Saint Gregory certainly did not tell his large flock to cease attending public Masses, to stop exercising the virtues of faith, hope and charity, to quarantine themselves in their homes, to avoid all contact with those stricken with the plague, to practice social distancing, to comply with every despotic mandate to come down from godless authorities bent on the destruction of Christianity. No!
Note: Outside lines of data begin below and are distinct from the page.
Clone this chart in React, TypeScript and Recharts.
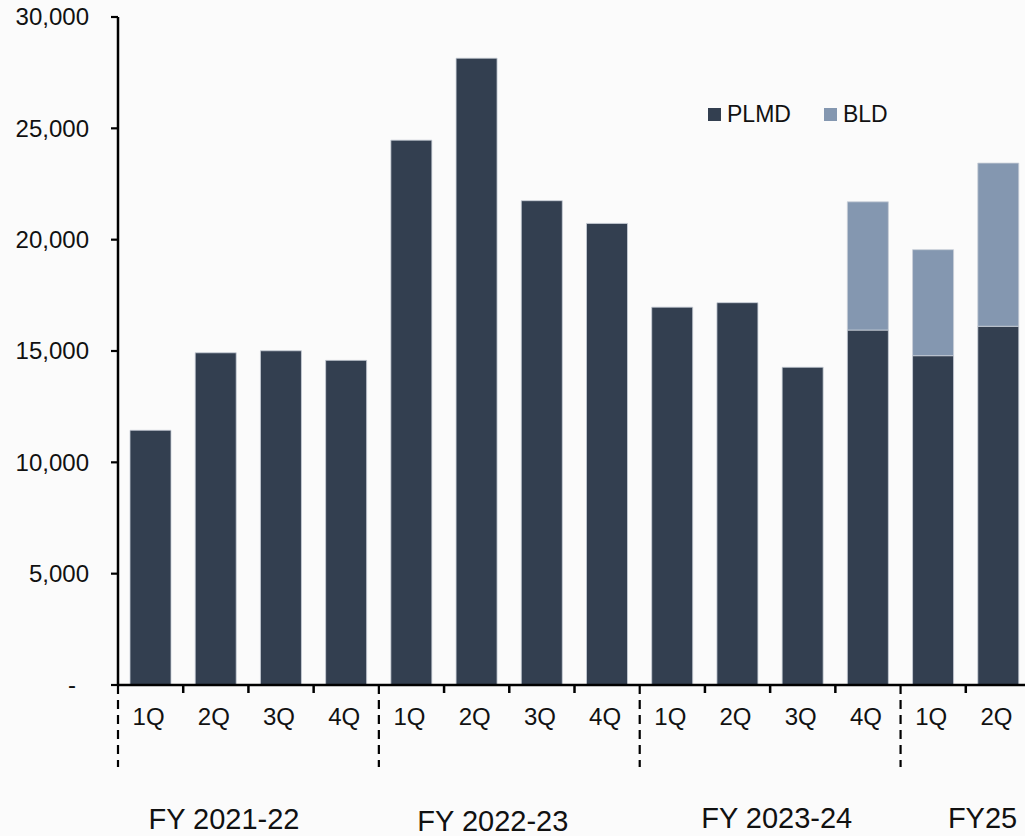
import { Bar, BarChart, XAxis, YAxis } from "recharts";

// quarterly volumes, PLMD + BLD (stacked)
const QUARTERS = ["1Q", "2Q", "3Q", "4Q", "1Q", "2Q", "3Q", "4Q", "1Q", "2Q", "3Q", "4Q", "1Q", "2Q"];
const PLMD = [11440, 14920, 15010, 14580, 24470, 28150, 21750, 20730, 16970, 17170, 14270, 15940, 14790, 16110];
const BLD = [0, 0, 0, 0, 0, 0, 0, 0, 0, 0, 0, 5760, 4760, 7330];
const Y_TICKS = [0, 5000, 10000, 15000, 20000, 25000, 30000];
const FY_GROUPS = [
  { label: "FY 2021-22", start: 0 },
  { label: "FY 2022-23", start: 4 },
  { label: "FY 2023-24", start: 8 },
  { label: "FY25", start: 12 },
];
const SERIES = [
  { key: "plmd", name: "PLMD" },
  { key: "bld", name: "BLD" },
];

const COLORS: Record<string, string> = { plmd: "#333f50", bld: "#8497b0" };
const FONT = "'Liberation Sans', Arial, sans-serif";
const CHART_W = 1031;
const CHART_H = 836;
const Y_AXIS_W = 118;
const X_AXIS_H = 151;
const BAND = (CHART_W - Y_AXIS_W) / QUARTERS.length;
// label placement relative to group start boundary (x offset, baseline)
const GROUP_LABEL_POS = [
  { dx: 106, y: 829 },
  { dx: 114, y: 831 },
  { dx: 137, y: 828 },
  { dx: 82, y: 828 },
];

const data = QUARTERS.map((q, i) => ({ q, plmd: PLMD[i], bld: BLD[i] }));

function QuarterTick(props: any) {
  const { x, y, payload } = props;
  const i: number = payload.index;
  const left = x - BAND / 2;
  const gi = FY_GROUPS.findIndex((g) => g.start === i);
  return (
    <g>
      {gi >= 0 ? (
        <line x1={left} x2={left} y1={y} y2={y + 82} stroke="#000" strokeWidth={2.2} strokeDasharray="9 6" />
      ) : (
        <line x1={left} x2={left} y1={y} y2={y + 8} stroke="#000" strokeWidth={2.5} />
      )}
      <text x={x - 2} y={y + 40} textAnchor="middle" fontSize={24} fontFamily={FONT} fill="#111">
        {QUARTERS[i]}
      </text>
      {gi >= 0 && (
        <text x={left + GROUP_LABEL_POS[gi].dx} y={GROUP_LABEL_POS[gi].y} textAnchor="middle" fontSize={29} fontFamily={FONT} fill="#111">
          {FY_GROUPS[gi].label}
        </text>
      )}
    </g>
  );
}

function ValueTick(props: any) {
  const { x, y, payload } = props;
  const v: number = payload.value;
  return (
    <text x={v === 0 ? x - 13 : x} y={y} dy="0.35em" textAnchor="end" fontSize={24} fontFamily={FONT} fill="#111">
      {v === 0 ? "-" : v.toLocaleString("en-US")}
    </text>
  );
}

function LegendBox() {
  return (
    <div style={{ position: "absolute", top: 102, left: 708, display: "flex", alignItems: "center", height: 24, fontFamily: FONT, fontSize: 23, color: "#111" }}>
      {SERIES.map((s, k) => (
        <div key={s.key} style={{ display: "flex", alignItems: "center", marginRight: k === 0 ? 33 : 0 }}>
          <span style={{ display: "inline-block", width: 13, height: 13, background: COLORS[s.key], marginRight: 6 }} />
          <span>{s.name}</span>
        </div>
      ))}
    </div>
  );
}

export default function App() {
  return (
    <div style={{ position: "absolute", left: 0, top: 0, width: 1025, height: 836, overflow: "hidden", background: "#fbfbfb" }}>
      <BarChart width={CHART_W} height={CHART_H} data={data} margin={{ top: 17, right: 0, bottom: 0, left: 0 }}>
        <XAxis
          dataKey="q"
          height={X_AXIS_H}
          interval={0}
          tickSize={0}
          tickMargin={0}
          tickLine={false}
          axisLine={{ stroke: "#000", strokeWidth: 2.5 }}
          tick={<QuarterTick />}
        />
        <YAxis
          width={Y_AXIS_W}
          domain={[0, 30000]}
          ticks={Y_TICKS}
          interval={0}
          tickSize={7}
          tickMargin={22}
          tickLine={{ stroke: "#000", strokeWidth: 2.2 }}
          axisLine={{ stroke: "#000", strokeWidth: 2.5 }}
          tick={<ValueTick />}
        />
        {SERIES.map((s) => (
          <Bar
            key={s.key}
            dataKey={s.key}
            name={s.name}
            stackId="s"
            fill={COLORS[s.key]}
            stroke="#c9cfd8"
            strokeWidth={0.8}
            barSize={41}
            isAnimationActive={false}
          />
        ))}
      </BarChart>
      <LegendBox />
    </div>
  );
}
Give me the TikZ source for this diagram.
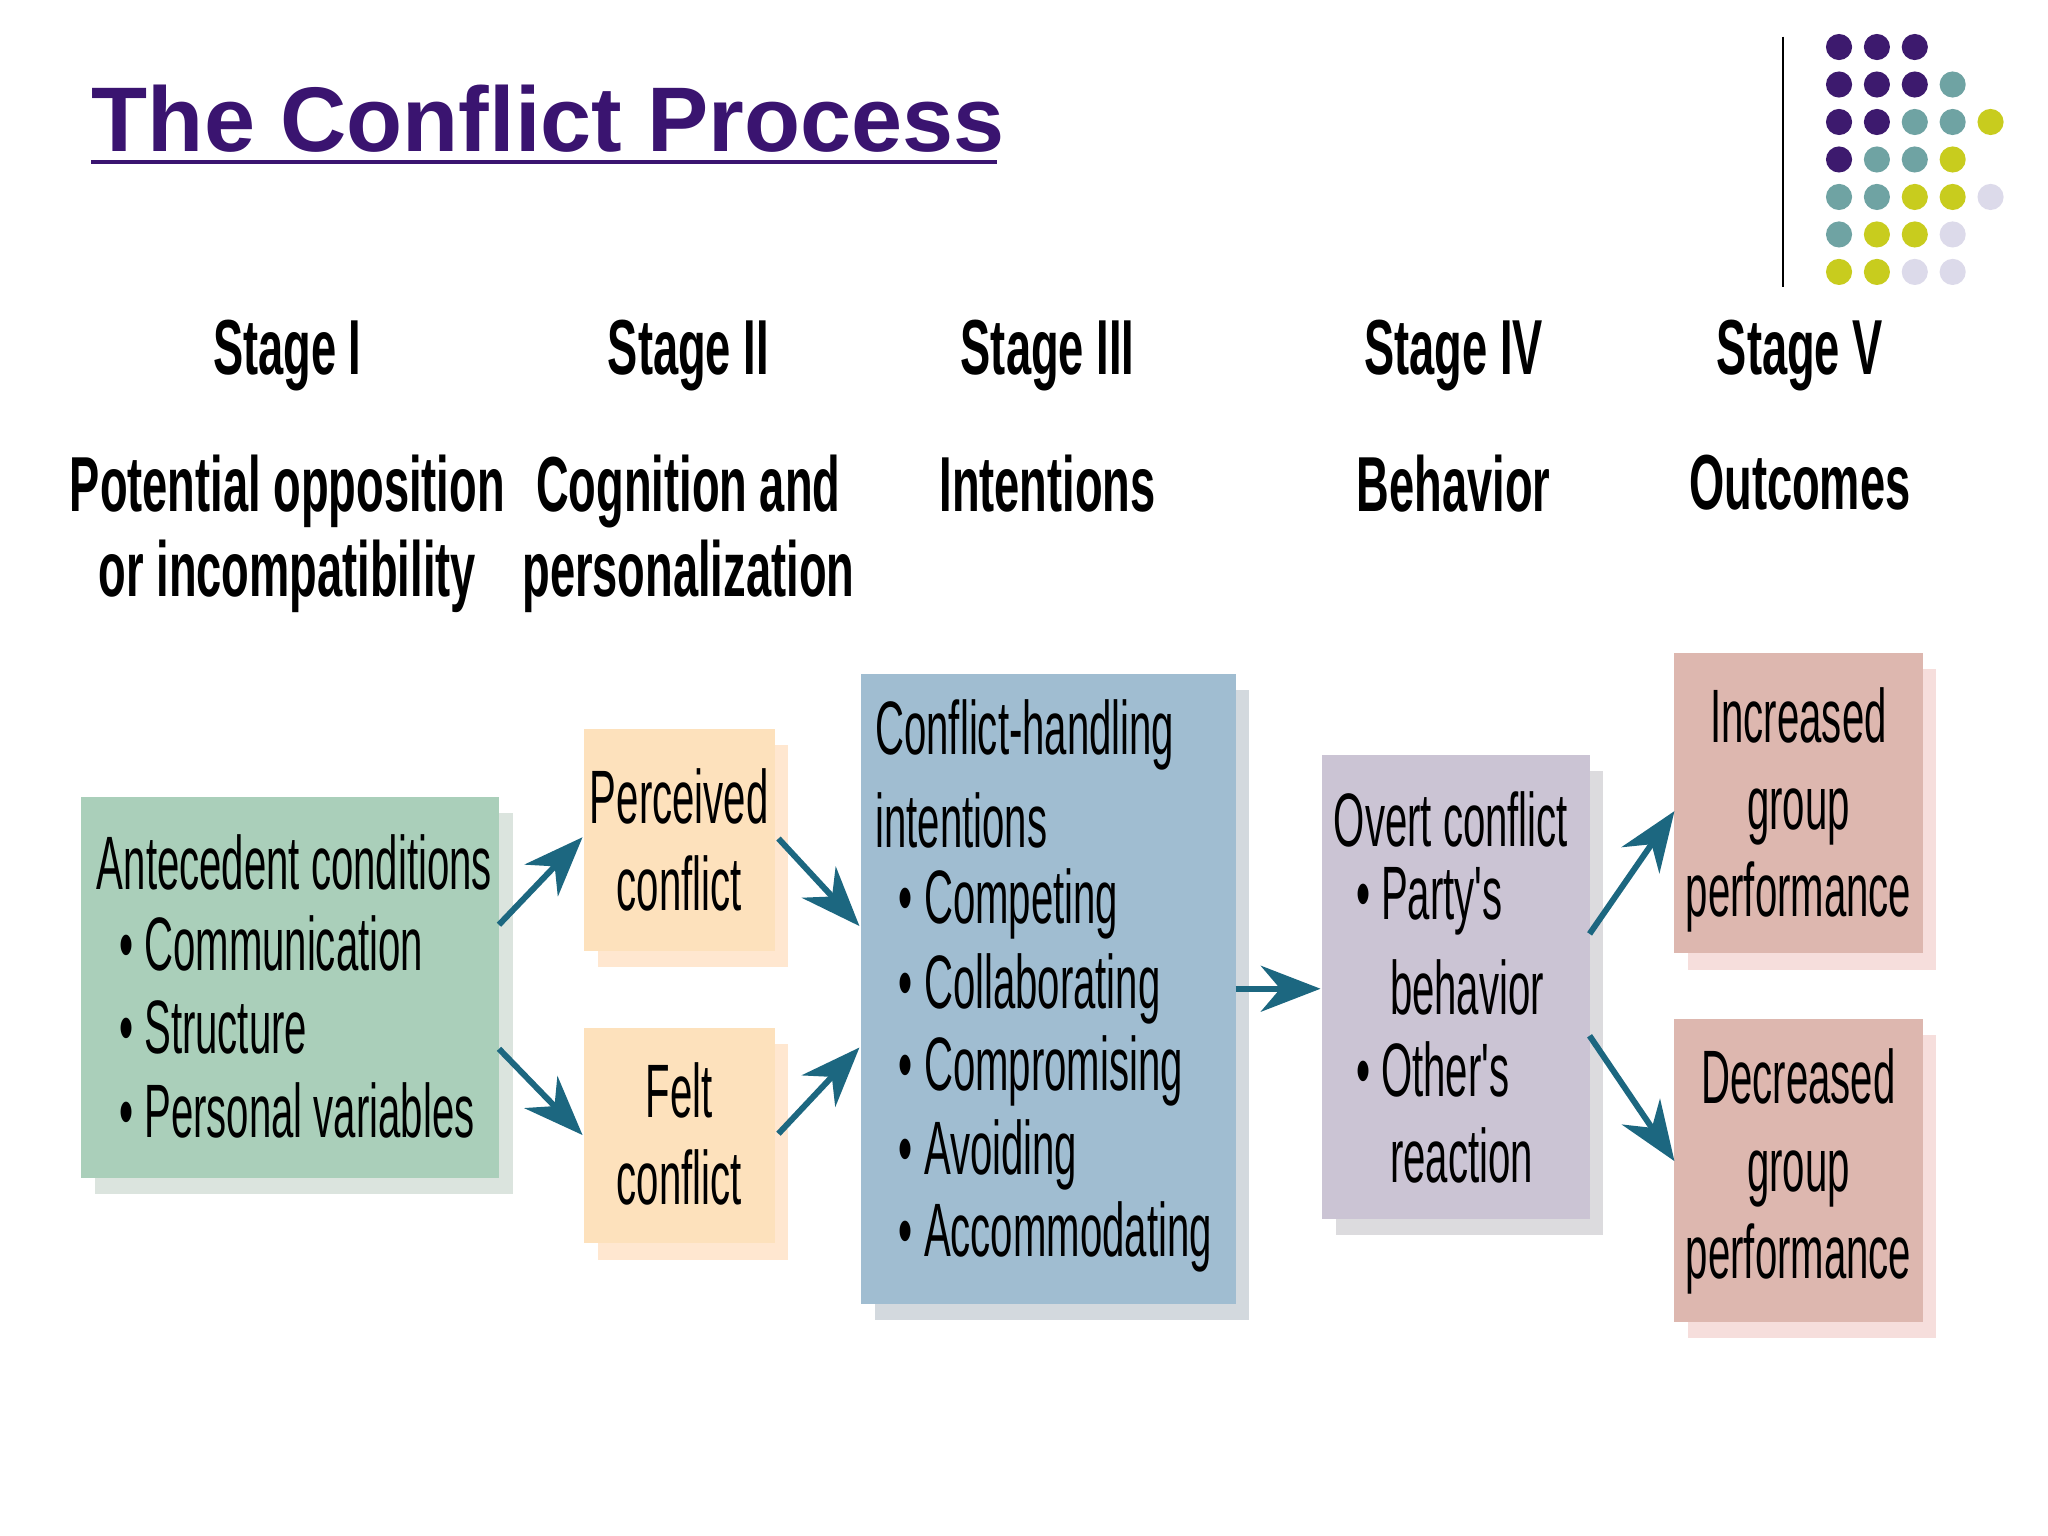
\documentclass[tikz,border=0pt]{standalone}
\usepackage{fontspec}
\setmainfont{Liberation Sans}
\newfontfamily\condh[FakeStretch=0.58]{Liberation Sans}
\newfontfamily\condt[FakeStretch=0.53]{Liberation Sans}
\usetikzlibrary{arrows.meta,shadows}
\definecolor{ttl}{HTML}{3A1470}
\definecolor{dP}{HTML}{3D1A6E}
\definecolor{dT}{HTML}{6FA3A3}
\definecolor{dY}{HTML}{C8CC1E}
\definecolor{dL}{HTML}{DCDAEA}
\definecolor{gbox}{HTML}{AACFBA}
\definecolor{obox}{HTML}{FDE1BC}
\definecolor{bbox}{HTML}{A0BDD1}
\definecolor{lbox}{HTML}{CBC4D4}
\definecolor{pbox}{HTML}{DDB7AF}
\definecolor{arr}{HTML}{1C6780}
\begin{document}
\begin{tikzpicture}[x=0.02cm,y=-0.02cm,
 bx/.style 2 args={fill=#1,drop shadow={shadow xshift=6pt,shadow yshift=-7pt,opacity=0.3,fill=#2}},
 head/.style={font=\condh\bfseries\fontsize{34}{37}\selectfont,align=center},
 txt/.style={font=\condt\fontsize{33}{40}\selectfont,anchor=west},
 ctxt/.style={font=\condt\fontsize{33}{38}\selectfont},
 ar/.style={draw=arr,line width=2.6pt,-{Stealth[length=26pt,width=20pt]}}]
\useasboundingbox (0,0) rectangle (1568,1176);
\fill[white] (0,0) rectangle (1568,1176);
% title
\node[anchor=base west,inner sep=0,text=ttl,font=\bfseries\fontsize{40}{46}\selectfont] (title) at (70,116) {The Conflict Process};
\draw[ttl,line width=2pt] (70,124) -- (763,124);
% divider and dots
\draw[line width=1pt] (1365,28) -- (1365,220);
\foreach \r/\row in {0/{P,P,P},1/{P,P,P,T},2/{P,P,T,T,Y},3/{P,T,T,Y},4/{T,T,Y,Y,L},5/{T,Y,Y,L},6/{Y,Y,L,L}}{
  \foreach \c [count=\i from 0] in \row {
    \fill[d\c] (1408+29*\i,36+28.7*\r) circle (10);
  }
}
% headings
\foreach \x/\s/\t [count=\k] in {220/Stage I/{Potential opposition\\or incompatibility},527/Stage II/{Cognition and\\personalization},802/Stage III/Intentions,1113/Stage IV/Behavior,1378/Stage V/Outcomes}{
  \node[head] (s\k) at (\x,272) {\s};
  \node[head,anchor=north] (h\k) at (\x,342) {\t};
}
% boxes
\path[bx={gbox}{gbox!80!black}] (62,610) rectangle (382,902);
\path[bx={obox}{orange!60}] (447,558) rectangle (593,728);
\path[bx={obox}{orange!60}] (447,787) rectangle (593,952);
\path[bx={bbox}{bbox!70!black}] (659,516) rectangle (946,998);
\path[bx={lbox}{lbox!70!black}] (1012,578) rectangle (1217,933);
\path[bx={pbox}{pbox!80!red}] (1282,500) rectangle (1472,730);
\path[bx={pbox}{pbox!80!red}] (1282,780) rectangle (1472,1012);
% texts
\node[txt] (g1) at (68,660) {Antecedent conditions};
\node[txt] (g2) at (85,722) {\textbullet\ Communication};
\node[txt] (g3) at (85,787) {\textbullet\ Structure};
\node[txt] (g4) at (85,850) {\textbullet\ Personal variables};
\node[ctxt,align=center] (pc) at (520,643) {Perceived\\conflict};
\node[ctxt,align=center] (fc) at (520,868) {Felt\\conflict};
\node[txt] (b1) at (664,563) {Conflict-handling};
\node[txt] (b2) at (664,628) {intentions};
\node[txt] (b3) at (682,692) {\textbullet\ Competing};
\node[txt] (b4) at (682,757) {\textbullet\ Collaborating};
\node[txt] (b5) at (682,820) {\textbullet\ Compromising};
\node[txt] (b6) at (682,884) {\textbullet\ Avoiding};
\node[txt] (b7) at (682,947) {\textbullet\ Accommodating};
\node[txt] (l1) at (1015,627) {Overt conflict};
\node[txt] (l2) at (1032,690) {\textbullet\ Party's};
\node[txt] (l3) at (1058,756) {behavior};
\node[txt] (l4) at (1032,819) {\textbullet\ Other's};
\node[txt] (l5) at (1058,885) {reaction};
\node[ctxt,align=center] (o1) at (1377,620) {Increased\\group\\performance};
\node[ctxt,align=center] (o2) at (1377,897) {Decreased\\group\\performance};
% arrow endpoints
\coordinate (a1s) at (382,708); \coordinate (a1e) at (446,641);
\coordinate (a2s) at (382,803); \coordinate (a2e) at (446,869);
\coordinate (a3s) at (596,642); \coordinate (a3e) at (658,709);
\coordinate (a4s) at (596,868); \coordinate (a4e) at (658,802);
\coordinate (a5s) at (946,757); \coordinate (a5e) at (1011,757);
\coordinate (a6s) at (1217,715); \coordinate (a6e) at (1282,621);
\coordinate (a7s) at (1217,793); \coordinate (a7e) at (1282,889);
\foreach \i in {1,...,7} \draw[ar] (a\i s) -- (a\i e);
\end{tikzpicture}
\end{document}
The Saint and Vicar of Christ called for the entire city of Rome to assemble for a large public procession to beg God’s protection and healing.
President Trump, the CDC, Mayor de Blasio and Governor Cuomo of New York, and practically every other governor today would have had the Saint arrested for violating their sinister Police State lockdown orders!
Pope Saint Gregory the Great would still not have budged, as today’s popes and bishops have done, and even many traditional pastors, closing the doors of their churches like so many cowards and traitors. [Editor: St. Gregory also did not reject the Catholic faith.]
No, not he, the true man of God that he was.
“On that day the faithful…walked through the streets of the city praying and singing… The plague was so potent at that time that 80 people collapsed and died as they walked…
“Pope Saint Gregory met them upon their arrival [at the church of Saint Mary Major], joining them in prayer as he took his place with them holding aloft the miraculous image of Our Lady painted by Saint Luke the Evangelist. As the procession neared the Vatican the participants all saw Saint Michael the Archangel standing upon the cupola of Hadrian’s mausoleum as he sheathed his flaming sword. It was a sign that the chastisement had come to an end, and at once the heaviness in the air abated and the air itself seemed to freshen and clear.
“Indeed, at that moment the plague ended as the faithful rejoiced and lifted up their voices to thank the Mother of God.”